卢梭曾说“人生而自由,却又无往不再枷锁之中。”诚然,活在社会中难免会被这种那种的道德所束缚,人身是不自由的。因为你很难超越,它无时无刻不在制约着我们的每一次行为,以至于我们束手束脚的,不敢公然地与约定俗成的道德伦理对抗。
然而毛姆的《月亮与六便士》这本书中的主人公斯特里克兰却是一个活脱脱的另类,他完全将社会中所赋予的道德伦理置若罔闻,义无反顾地投入自己的艺术创作中,我很佩服他的这种勇气与毅力。从他的作品引起时人的轰动中可看出,他的确是个伟大的艺术家,与此同时,他又是个自私而孤独的人。我很矛盾,又重新回到道德的层面来评价他,毕竟一个人的行为与社会犹如鱼水关系,形影不离,惟有两者相互衬映,相得益彰。

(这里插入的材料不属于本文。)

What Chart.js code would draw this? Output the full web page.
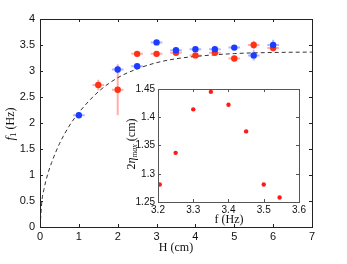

他,为了心中的某个信仰而勇往直前,毫不在乎旁人的眼光,为艺术而丢弃一切的声音呼唤着他,唤醒他不计后果地奔赴。或许是他早就预见了自己的以后,于是听从了内心的直觉,神秘而富有引力。我想大概很多人都无法像他一样无所顾虑地选择令他甘之如饴的清淡宁静的生活。他是在挑战自己,不愿苟同世俗,在一个人的朝圣路上,特立独行。可是他已到了中年,他抛弃财富,地位甚至是家人,所有人都在痛斥他,除了他自己。我认为能够有这种不同寻常的举动之人,多半是有着某些奇异的性格,又注定是孤独的。看到书中他不屑于罗夫的真正关心,和罗夫的妻子有染,还讥讽挖苦罗夫时,心中的一团怒火油然而生。这简直是个没有人性的疯子,高傲得藐视一切,殊不知他也是草芥之辈,渺小得在宇宙间孤独地死去。
作品的高低与人格是不成比例的。其作品无疑是独一无二的天才之作,但是在人格层面却有很大的反差。正如《圣经》中说到不能任意评判一个人,人类的复杂多变让你悚然,譬如斯特里克兰太太,布琪兰,随时可以判若两人。

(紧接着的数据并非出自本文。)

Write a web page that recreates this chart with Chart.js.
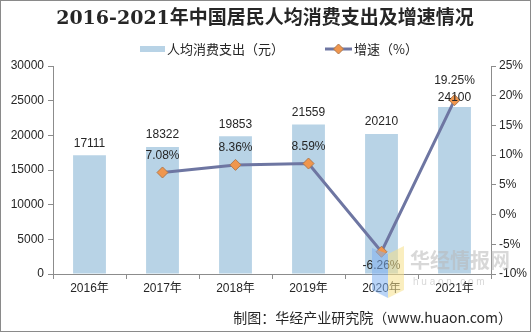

我在想:艺术又是什么,竟能让人为之如此疯狂?就连备受斯特里克兰嘲笑的画家罗夫也为他的作品而感到震撼,产生敬畏之心?也许是与灵魂本身有关系吧。当艺术与灵魂结合时,就算不懂艺术的人也会为之感染。自然而然地人们能够从中感受到作品中所展示出来的情感力量,直接触动人的心弦。它着实是件令人捉摸不透的东西啊。
不过,主人公的执著追求“月亮”的坚忍不输于能买到十三只上等的牡蛎的一个先令,又是令人可敬的。倘若生活在世俗的眼光里,读者就很难看到这么一幕。“月亮”和“六便士”是千差万别的事物,一个看似遥不可及,一个触手可及,我们常常为了后者在泥泞的沼泽中爬摸打滚,重蹈覆辙,患得患失,久而久之视为一种常态,却是不安分的开始。